Water, then, is the most precious element in the world, more precious even of oil. We are worried because we know that in the near future oil will be less and less available and more expensive. But we should be rather worried about the availability of water. Water, too, is going to be rare and expensive. This way we must responsibly mobilize ourselves at a personal and social level so that water that guarantees life, be available to everybody, free of charge. The Lord and Saviour Jesus Christ used this reality to draw our attention too to another sort of “water” with which we cannot do without: a necessary personal and dynamic relationship with God, source of our life. Our life is often a moral and spiritual wasteland, not because water is lacking, but because something “blocks” its passage, hindering it from “watering” and quenching our life. Jesus came to shed His light on this “blockage” and to unblock it, so that our life may flourish and bear good and satisfying fruit.

As water does not know any obstacles, Jesus overrides the barriers of nationality, religion, conventions, hostility, and prejudice. He breaks in the life of people like this Samaritan woman. He wanted to clean up in her all that wasted and ruined her life: which was unconfessed sin. He still “invades” uninvited, the life of those to whom God want to give grace and impart new life, reconciling them with God and opening them to the flow of those blessings which, with generosity and compassion, He can and wants impart to them.

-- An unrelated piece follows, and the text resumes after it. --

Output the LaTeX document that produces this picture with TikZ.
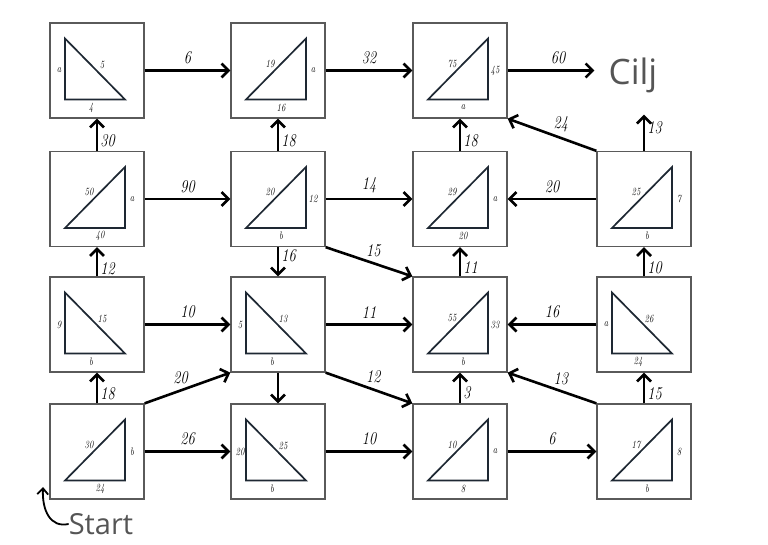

The Lord Jesus comes today to meet us like that, as He told that woman: "If you knew the gift of God, and who it is that is saying to you, 'Give me a drink,' you would have asked him, and he would have given you living water." (Joh 4:10). Let us acknowledge, in front of Him in prayer, the moral and spiritual wasteland of our lives and let us say to Him; "Sir, give me this water, so that I will not be thirsty or have to come here to draw water." If we ask this from Him, He will faithfully give us His “water” and it will also become in us something so “overflowing” that we will have of it enough even to share with our “fellow citizens” who will profit from it too, for their own salvation.